I see the point he was trying to make but I don't think the way to tear down Obama is to give LBJ undue credit for programs that have been spectacular failures given how much money they've cost.

(Yes, I'll readily acknowledge the strong argument that the Iraq War could also be so described.)

Posted by Matt Bruce at 10:26 PM

Today's Note About the Passage of Time

Going into the bottom of the 10th (11th?) inning Sunday the A's PA system played "Welcome to the Jungle."

Incoming college freshmen were not born yet when "Welcome to the Jungle" became a hit.

(They were also not yet born when Ronald Reagan left the White House. So not even Reagan babies: They're post-Reagan babies!)

Posted by Matt Bruce at 01:23 PM

I Now Know The Names of Two Current Gymnasts

(That's two more than before this past weekend.)

Saturday we went to visit friends who have a new baby. They also happened to be watching gymnastics (live from the Boston University campus!) on NBC, on HD. I wonder if I'll ever get used to seeing close-ups of athletes where you can also clearly see the person in the front row idly sucking 32 ounces of Pepsi through a straw.

Anyhow, Shawn Johnson reminds me of someone (facially) but I can't place who. Near the end of the first page of results for Google Image Search for her name also happens to be, even with Moderate Safe Search on, an image of a bare backside (yet completely unrelated to the gymnast herself).

The other name I know is Nastia. She's in her teens (I presume), she's a gymnast, and her name is Nastia. Ten years from now she'll be a 20-something named Nastia who'd been a gymnast ten years ago. She'll probably be way too rich and famous to have to resort to being a stripper, yet that's a stripper name if I ever heard one.

Posted by Matt Bruce at 01:22 PM

38 Pitches

Despite knowing of its existence for months (years?) I'd never actually read Curt Schilling's weblog until King Kaufman pointed out how astute an observation he'd made about the NBA.

Posted by Matt Bruce at 01:12 PM

June 09, 2008

Managerial Pop Quiz

Tie game, going into the bottom of the 12th. You've just used your 2nd and 3rd best relievers. Now do you bring in:

A. This guy?

B. This guy?

If you said B, you are a true major league manager, with the loss to prove it. (Given my allegiance, obviously I was happy with this particular bullpen usage.)

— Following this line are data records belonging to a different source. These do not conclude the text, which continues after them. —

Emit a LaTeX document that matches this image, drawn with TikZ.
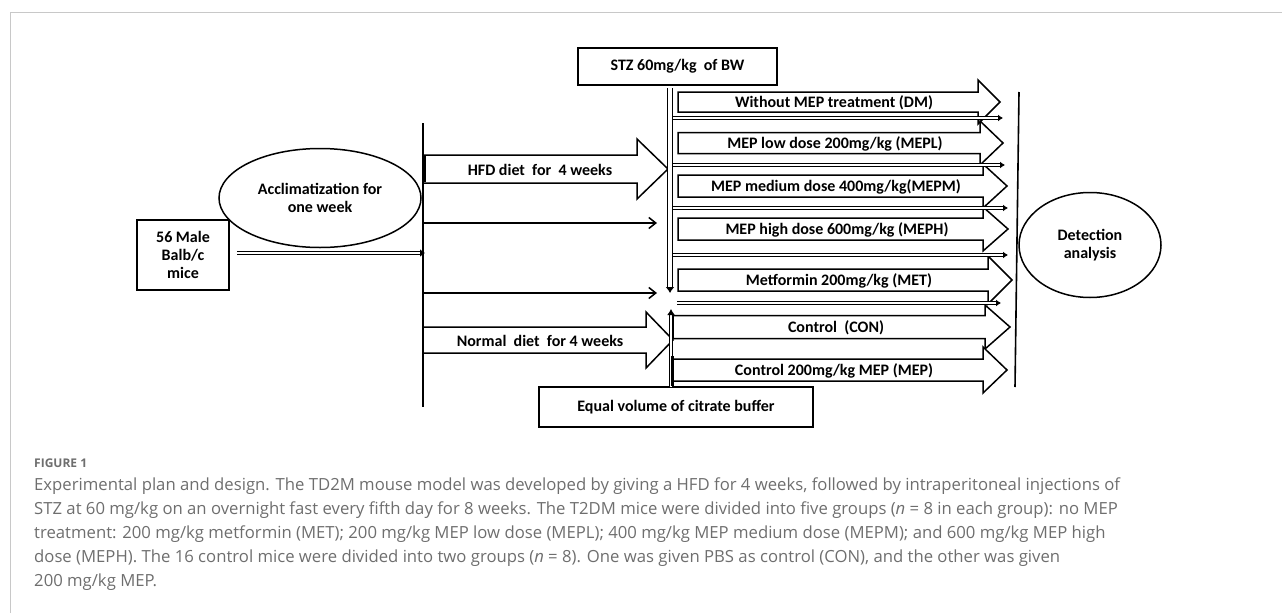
\documentclass[tikz,border=0pt]{standalone}
\usepackage{fontspec}
\newfontfamily\carl{Carlito}
\newfontfamily\capf{Open Sans}
\usetikzlibrary{arrows.meta,shapes.geometric,calc}
\definecolor{capgray}{HTML}{6E6E6E}
\definecolor{framegray}{HTML}{C8C8C8}
\newcommand\blockarr[6]{\draw[blk] (#1,{#4-#5}) -- (#2,{#4-#5}) -- (#2,{#4-#6}) -- (#3,#4) -- (#2,{#4+#6}) -- (#2,{#4+#5}) -- (#1,{#4+#5}) -- cycle;}
\tikzset{
 lbl/.style={font=\carl\bfseries\fontsize{16}{18}\selectfont, align=center, inner sep=0pt},
 boxst/.style={draw, line width=1.5pt, lbl},
 ell/.style={draw, ellipse, line width=1.5pt, lbl, inner sep=0pt},
 bar/.style={line width=1.6pt},
 thinarr/.style={line width=1.5pt, -{Straight Barb[length=7pt, width=11pt, line width=1.5pt]}},
 hol/.style={double, double distance=1.2pt, line width=1.6pt, -{Latex[length=5pt,width=7pt]}},
 blk/.style={line width=1.5pt, fill=white, line join=miter},
 captxt/.style={font=\capf\fontsize{16.7}{24}\selectfont, text=capgray, anchor=base west, inner sep=0pt},
}
\begin{document}
\begin{tikzpicture}[x=1pt,y=-1pt]
\useasboundingbox (0,0) rectangle (1282,613);
% frame
\draw[framegray, line width=1pt] (10,613) -- (10,12) -- (1282,12);

% left part
\node[boxst, minimum width=92pt, minimum height=70pt] (mice) at (183,255) {56 Male\\Balb/c\\mice};
\node[ell, minimum width=202pt, minimum height=99pt] (accl) at (320,198) {Acclimatization for\\one week};

% first vertical line
\coordinate (v1top) at (423,123);
\coordinate (v1bot) at (423,407);
\draw[bar] (v1top) -- (v1bot);
\coordinate (micestart) at (237,253);
\coordinate (miceend) at (425,253);
\draw[double, double distance=2.5pt, line width=1.2pt, -{Latex[length=5pt,width=8pt]}] (micestart) -- (miceend);

% HFD and normal diet block arrows
\blockarr{423}{637}{668}{169}{14}{30}
\node[lbl] (hfd) at (540,170) {HFD diet~ for~ 4 weeks};
\blockarr{423}{646}{673}{340}{13}{28}
\node[lbl] (normal) at (540,341) {Normal~ diet~ for 4 weeks};
\draw[line width=3pt] (424,156) -- (424,182);

% thin arrows
\coordinate (t1s) at (423,223); \coordinate (t1e) at (657,223);
\coordinate (t2s) at (423,293); \coordinate (t2e) at (657,293);
\draw[thinarr] (t1s) -- (t1e);
\draw[thinarr] (t2s) -- (t2e);

% STZ box and arrow
\node[boxst, minimum width=199pt, minimum height=37pt] (stz) at (677.5,66.5) {STZ 60mg/kg~ of BW};
\coordinate (stzs) at (670,88);
\coordinate (stze) at (670,293);
\draw[double, double distance=3.5pt, line width=1.2pt, -{Latex[length=6pt,width=9pt]}] (stzs) -- (stze);

% citrate box and arrow
\node[boxst, minimum width=274pt, minimum height=40pt] (citr) at (676,407) {Equal volume of citrate buffer};
\coordinate (cits) at (671,387);
\coordinate (cite) at (671,309);
\draw[double, double distance=2.5pt, line width=1.2pt, -{Latex[length=6pt,width=8pt]}] (cits) -- (cite);
\draw[line width=3pt] (672,356) -- (672,386);

% group block arrows
\blockarr{678}{978}{1000}{102}{10}{22}
\blockarr{678}{980}{1003}{143}{10.5}{22}
\blockarr{678}{983}{1007}{186}{11}{22}
\blockarr{678}{983}{1008}{229}{11}{22}
\blockarr{678}{988}{1012}{280}{11}{24}
\blockarr{673}{985}{1010}{327}{11.5}{22}
\blockarr{673}{983}{1007}{370}{11}{23}

\node[lbl] (dm) at (834,103) {Without MEP treatment (DM)};
\node[lbl] (mepl) at (835,144) {MEP low dose 200mg/kg (MEPL)};
\node[lbl] (mepm) at (836,187) {MEP medium dose 400mg/kg(MEPM)};
\node[lbl] (meph) at (837,230) {MEP high dose 600mg/kg (MEPH)};
\node[lbl] (met) at (839,281) {Metformin 200mg/kg (MET)};
\node[lbl] (con) at (836,328) {Control~ (CON)};
\node[lbl] (mep) at (834,371) {Control 200mg/kg MEP (MEP)};

% separators
\coordinate (s1s) at (673,118); \coordinate (s1e) at (1003,118);
\coordinate (s2s) at (673,165); \coordinate (s2e) at (1005,165);
\coordinate (s3s) at (673,208); \coordinate (s3e) at (1008,208);
\coordinate (s4s) at (673,255); \coordinate (s4e) at (1008,255);
\coordinate (s5s) at (677,303); \coordinate (s5e) at (1001,303);
\draw[hol] (s1s) -- (s1e);
\draw[hol] (s2s) -- (s2e);
\draw[hol] (s3s) -- (s3e);
\draw[hol] (s4s) -- (s4e);
\draw[hol, line width=1.2pt] (s5s) -- (s5e);

% second vertical line and detection
\coordinate (v2top) at (1019,92);
\coordinate (v2bot) at (1015,387);
\draw[bar] (v2top) -- (v2bot);
\node[ell, minimum width=142pt, minimum height=105pt] (det) at (1090,245) {Detection\\analysis};

% caption
\node[captxt, font=\capf\bfseries\fontsize{12}{14}\selectfont] (fig) at (34,467) {FIGURE 1};
\node[captxt] (c1) at (34,490) {Experimental plan and design. The TD2M mouse model was developed by giving a HFD for 4 weeks, followed by intraperitoneal injections of};
\node[captxt] (c2) at (34,514) {STZ at 60 mg/kg on an overnight fast every fifth day for 8 weeks. The T2DM mice were divided into five groups (\textit{n} = 8 in each group): no MEP};
\node[captxt] (c3) at (34,538) {treatment: 200 mg/kg metformin (MET); 200 mg/kg MEP low dose (MEPL); 400 mg/kg MEP medium dose (MEPM); and 600 mg/kg MEP high};
\node[captxt] (c4) at (34,562) {dose (MEPH). The 16 control mice were divided into two groups (\textit{n} = 8). One was given PBS as control (CON), and the other was given};
\node[captxt] (c5) at (34,586) {200 mg/kg MEP.};
\end{tikzpicture}
\end{document}
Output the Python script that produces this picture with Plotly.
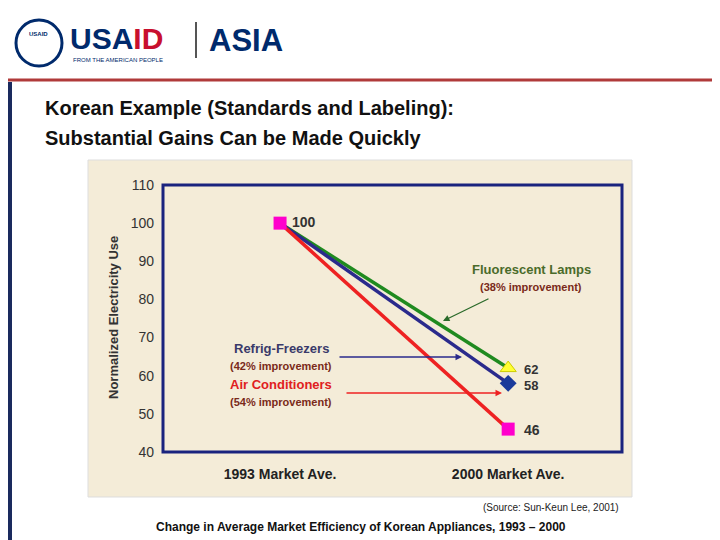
import plotly.graph_objects as go

categories = ["1993 Market Ave.", "2000 Market Ave."]
fluorescent = [100, 62]
refrig = [100, 58]
aircon = [100, 46]
yticks = [40, 50, 60, 70, 80, 90, 100, 110]

O = 8
W, H = 720 - O, 540 - O
L, R, T, B = 163, 622, 185, 452
def px(x): return (x - L) / (R - L)
def py(y): return (B - y) / (B - T)

fig = go.Figure()
xs = [0, 1]
fig.add_trace(go.Scatter(x=xs, y=fluorescent, mode="lines", line=dict(color="#1f8a1f", width=3.5)))
fig.add_trace(go.Scatter(x=xs, y=refrig, mode="lines", line=dict(color="#2a2a8c", width=3.5)))
fig.add_trace(go.Scatter(x=xs, y=aircon, mode="lines", line=dict(color="#ee2222", width=3.5)))
fig.add_trace(go.Scatter(x=[0], y=[aircon[0]], mode="markers", marker=dict(symbol="square", size=13, color="#ff00cc")))
fig.add_trace(go.Scatter(x=[1], y=[fluorescent[1]], mode="markers", marker=dict(symbol="triangle-up", size=14, color="#ffff33", line=dict(color="#cccc00", width=1))))
fig.add_trace(go.Scatter(x=[1], y=[refrig[1]], mode="markers", marker=dict(symbol="diamond", size=13, color="#1a3a9a")))
fig.add_trace(go.Scatter(x=[1], y=[aircon[1]], mode="markers", marker=dict(symbol="square", size=13, color="#ff00cc")))

shapes = [
    dict(type="rect", xref="paper", yref="paper", x0=px(88), x1=px(632), y0=py(497), y1=py(160),
         fillcolor="#f4ecd8", line=dict(color="#dddddd", width=1), layer="below"),
    dict(type="rect", xref="paper", yref="paper", x0=0, x1=1, y0=0, y1=1,
         line=dict(color="#1a237e", width=3)),
    dict(type="rect", xref="paper", yref="paper", x0=px(8), x1=px(12), y0=py(540), y1=py(82),
         fillcolor="#1a2a5e", line=dict(width=0)),
    dict(type="line", xref="paper", yref="paper", x0=px(0), x1=px(720), y0=py(80), y1=py(80),
         line=dict(color="#b03a3a", width=3)),
    dict(type="circle", xref="paper", yref="paper", x0=px(16), x1=px(62), y0=py(66), y1=py(20),
         fillcolor="white", line=dict(color="#002a6c", width=3)),
    dict(type="line", xref="paper", yref="paper", x0=px(196), x1=px(196), y0=py(58), y1=py(22),
         line=dict(color="#555", width=2)),
]

def ann(x, y, text, size=12, color="#222", bold=True, xanchor="center", **kw):
    t = f"<b>{text}</b>" if bold else text
    return dict(xref="paper", yref="paper", x=px(x), y=py(y), text=t, showarrow=False,
                font=dict(size=size, color=color, family="Arial"), xanchor=xanchor, yanchor="middle", **kw)

def arrow(x0, y0, x1, y1, color):
    return dict(xref="x domain", yref="y domain", axref="x domain", ayref="y domain", x=px(x1), y=py(y1),
                ax=px(x0), ay=py(y0), text="", showarrow=True, arrowhead=2, arrowsize=1,
                arrowwidth=1.3, arrowcolor=color)

anns = [
    ann(43, 108, "Korean Example (Standards and Labeling):", 20, "#111", xanchor="left"),
    ann(43, 138, "Substantial Gains Can be Made Quickly", 20, "#111", xanchor="left"),
    ann(68, 38, "<span style='color:#002a6c'>USA</span><span style='color:#c8102e'>ID</span>", 30, xanchor="left"),
    ann(71, 60, "FROM THE AMERICAN PEOPLE", 6, "#002a6c", bold=False, xanchor="left"),
    ann(207, 40, "ASIA", 31, "#002a6c", xanchor="left"),
    ann(39, 34, "USAID", 6, "#002a6c"),
    ann(113, 318, "Normalized Electricity Use", 13, "#333", textangle=-90),
    ann(290, 222, "100", 14, "#333", xanchor="left"),
    ann(522, 369, "62", 13, "#333", xanchor="left"),
    ann(522, 385, "58", 13, "#333", xanchor="left"),
    ann(522, 430, "46", 14, "#333", xanchor="left"),
    ann(531, 269, "Fluorescent Lamps", 13, "#4a6b2a"),
    ann(531, 287, "(38% improvement)", 11, "#7a2a1a"),
    ann(281, 348, "Refrig-Freezers", 13, "#3a3a6a"),
    ann(281, 366, "(42% improvement)", 11, "#7a2a1a"),
    ann(281, 384, "Air Conditioners", 13, "#e02020"),
    ann(281, 402, "(54% improvement)", 11, "#7a2a1a"),
    arrow(490, 298, 443, 321, "#2a6a2a"),
    arrow(338, 357, 462, 357, "#2a2a8c"),
    arrow(345, 393, 502, 393, "#ee2222"),
    ann(551, 507, "(Source: Sun-Keun Lee, 2001)", 10, "#222", bold=False),
    ann(361, 527, "Change in Average Market Efficiency of Korean Appliances, 1993 – 2000", 12, "#111"),
]

a = -0.255 / 0.497
fig.update_layout(
    width=W, height=H, margin=dict(l=L - O, r=720 - R, t=T - O, b=540 - B),
    paper_bgcolor="white", plot_bgcolor="#faf5e8", showlegend=False,
    shapes=shapes, annotations=anns,
    xaxis=dict(range=[a, a + 1 / 0.497], tickvals=[0, 1], ticktext=[f"<b>{c}</b>" for c in categories],
               showgrid=False, zeroline=False, ticks="", ticklabelstandoff=12,
               tickfont=dict(size=14, color="#222", family="Arial")),
    yaxis=dict(range=[40, 110], tickvals=yticks, showgrid=False, zeroline=False, ticks="",
               ticklabelstandoff=8, tickfont=dict(size=14, color="#333", family="Arial")),
)
fig.write_html("out.html")
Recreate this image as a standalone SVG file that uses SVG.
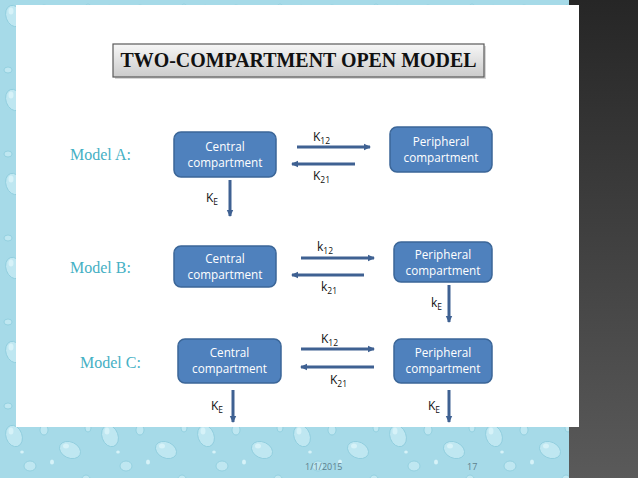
<svg xmlns="http://www.w3.org/2000/svg" width="638" height="478" viewBox="0 0 638 478">
<defs>
<style>
.box{fill:#4f81bd;stroke:#3b6698;stroke-width:1.5}
.bt{font-family:"Open Sans","Liberation Sans",sans-serif;font-size:11.7px;fill:#ffffff;text-anchor:middle}
.kl{font-family:"Open Sans","Liberation Sans",sans-serif;font-size:12px;fill:#111111}
.sub{font-size:8.5px}
.ml{font-family:"Liberation Serif","DejaVu Serif",serif;font-size:16px;fill:#45b0c4}
.arr{stroke:#3f6192;stroke-width:3;fill:none;marker-end:url(#ah)}
.ft{font-family:"Open Sans","Liberation Sans",sans-serif;font-size:9px;fill:#5d7f8c}
.d{fill:#bfe7f1;stroke:#8ccbdc;stroke-width:0.8}
.h{fill:#d6f2f8}
</style>
<marker id="ah" markerUnits="userSpaceOnUse" markerWidth="8" markerHeight="8" refX="6" refY="4" orient="auto">
<path d="M0,0.8 L7,4 L0,7.2 z" fill="#3f6192"/>
</marker>
<linearGradient id="tg" x1="0" y1="0" x2="0" y2="1">
<stop offset="0" stop-color="#f7f7f7"/>
<stop offset="1" stop-color="#cbcbcb"/>
</linearGradient>
<linearGradient id="dg" x1="0" y1="0" x2="0" y2="1">
<stop offset="0" stop-color="#262626"/>
<stop offset="1" stop-color="#5a5a5a"/>
</linearGradient>
<pattern id="drops" patternUnits="userSpaceOnUse" width="96" height="84">
<rect width="96" height="84" fill="#a6dae8"/>
<ellipse class="d" cx="14" cy="16" rx="8" ry="11" transform="rotate(-20 14 16)"/>
<ellipse class="h" cx="11" cy="11" rx="2.5" ry="3.5"/>
<ellipse class="d" cx="44" cy="10" rx="4" ry="5"/>
<ellipse class="d" cx="70" cy="30" rx="11" ry="8" transform="rotate(25 70 30)"/>
<ellipse class="h" cx="66" cy="26" rx="3" ry="2.5"/>
<ellipse class="d" cx="30" cy="46" rx="6" ry="5"/>
<ellipse class="d" cx="48" cy="68" rx="9" ry="7" transform="rotate(-30 48 68)"/>
<ellipse class="h" cx="45" cy="64" rx="2.5" ry="2"/>
<ellipse class="d" cx="86" cy="62" rx="5" ry="7"/>
<ellipse class="d" cx="8" cy="70" rx="4" ry="3"/>
<ellipse class="d" cx="88" cy="8" rx="3" ry="4"/>
<ellipse class="h" cx="52" cy="42" rx="2" ry="2.5"/>
<ellipse class="h" cx="22" cy="32" rx="1.8" ry="1.5"/>
<ellipse class="h" cx="76" cy="80" rx="2" ry="1.6"/>
<ellipse class="h" cx="30" cy="78" rx="1.6" ry="2"/>
</pattern>
</defs>

<rect x="0" y="0" width="638" height="478" fill="url(#drops)"/>
<rect x="569" y="0" width="69" height="478" fill="url(#dg)"/>
<rect x="16" y="5" width="563" height="422" fill="#ffffff"/>

<g id="title">
<rect x="115" y="46" width="371" height="33" fill="#bbbbbb" opacity="0.6"/>
<rect x="113" y="44" width="371" height="33" fill="url(#tg)" stroke="#5a5a5a" stroke-width="1.2"/>
<text x="298.5" y="67" text-anchor="middle" font-family="Liberation Serif, DejaVu Serif, serif" font-weight="bold" font-size="20" fill="#111111" textLength="356" lengthAdjust="spacingAndGlyphs">TWO-COMPARTMENT OPEN MODEL</text>
</g>

<g id="labels">
<text class="ml" x="70" y="160">Model A:</text>
<text class="ml" x="70" y="273">Model B:</text>
<text class="ml" x="80" y="368">Model C:</text>
</g>

<g id="centralA">
<rect class="box" x="174" y="132" width="102" height="45" rx="7"/>
<text class="bt" x="225" y="151">Central</text>
<text class="bt" x="225" y="167">compartment</text>
</g>
<g id="peripheralA">
<rect class="box" x="390" y="127" width="102" height="45" rx="7"/>
<text class="bt" x="441" y="146">Peripheral</text>
<text class="bt" x="441" y="162">compartment</text>
</g>

<g id="centralB">
<rect class="box" x="174" y="246" width="102" height="41" rx="7"/>
<text class="bt" x="225" y="263">Central</text>
<text class="bt" x="225" y="279">compartment</text>
</g>
<g id="peripheralB">
<rect class="box" x="394" y="242" width="98" height="40" rx="7"/>
<text class="bt" x="443" y="259">Peripheral</text>
<text class="bt" x="443" y="275">compartment</text>
</g>

<g id="centralC">
<rect class="box" x="178" y="339" width="103" height="44" rx="7"/>
<text class="bt" x="229.5" y="357">Central</text>
<text class="bt" x="229.5" y="373">compartment</text>
</g>
<g id="peripheralC">
<rect class="box" x="394" y="339" width="98" height="44" rx="7"/>
<text class="bt" x="443" y="357">Peripheral</text>
<text class="bt" x="443" y="373">compartment</text>
</g>

<g id="connectors">
<line class="arr" x1="297" y1="147" x2="370" y2="147"/>
<line class="arr" x1="355" y1="164" x2="292" y2="164"/>
<line class="arr" x1="230" y1="180" x2="230" y2="216"/>

<line class="arr" x1="301" y1="258" x2="374" y2="258"/>
<line class="arr" x1="364" y1="275" x2="292" y2="275"/>
<line class="arr" x1="449" y1="285" x2="449" y2="322"/>

<line class="arr" x1="301" y1="349" x2="374" y2="349"/>
<line class="arr" x1="374" y1="367" x2="301" y2="367"/>
<line class="arr" x1="233" y1="390" x2="233" y2="422"/>
<line class="arr" x1="449" y1="390" x2="449" y2="422"/>
</g>

<g id="rates">
<text class="kl" x="313" y="141">K<tspan class="sub" dy="3">12</tspan></text>
<text class="kl" x="313" y="180">K<tspan class="sub" dy="3">21</tspan></text>
<text class="kl" x="206" y="202">K<tspan class="sub" dy="3">E</tspan></text>

<text class="kl" x="317" y="251">k<tspan class="sub" dy="3">12</tspan></text>
<text class="kl" x="321" y="291">k<tspan class="sub" dy="3">21</tspan></text>
<text class="kl" x="431" y="307">k<tspan class="sub" dy="3">E</tspan></text>

<text class="kl" x="321" y="343">K<tspan class="sub" dy="3">12</tspan></text>
<text class="kl" x="330" y="384">K<tspan class="sub" dy="3">21</tspan></text>
<text class="kl" x="211" y="410">K<tspan class="sub" dy="3">E</tspan></text>
<text class="kl" x="428" y="410">K<tspan class="sub" dy="3">E</tspan></text>
</g>

<g id="footer">
<text class="ft" x="305" y="470">1/1/2015</text>
<text class="ft" x="467" y="470">17</text>
</g>
</svg>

Meanwhile, satellite oops...

Posted by Matt Bruce at 01:32 PM

Not Christianity

(Certainly not Islam)

"Many spiritually advanced people I know (not coweringly religious, mind you, but deeply spiritual) identify Obama as a Lightworker, that rare kind of attuned being who has the ability to lead us not merely to new foreign policies or health care plans or whatnot, but who can actually help usher in a new way of being on the planet, of relating and connecting and engaging with this bizarre earthly experiment. These kinds of people actually help us evolve. They are philosophers and peacemakers of a very high order, and they speak not just to reason or emotion, but to the soul."
--Mark Morford, SF Chronicle (as requoted here)

The world would be a slightly better place without the JFK diehards, or for that matter the Diana diehards.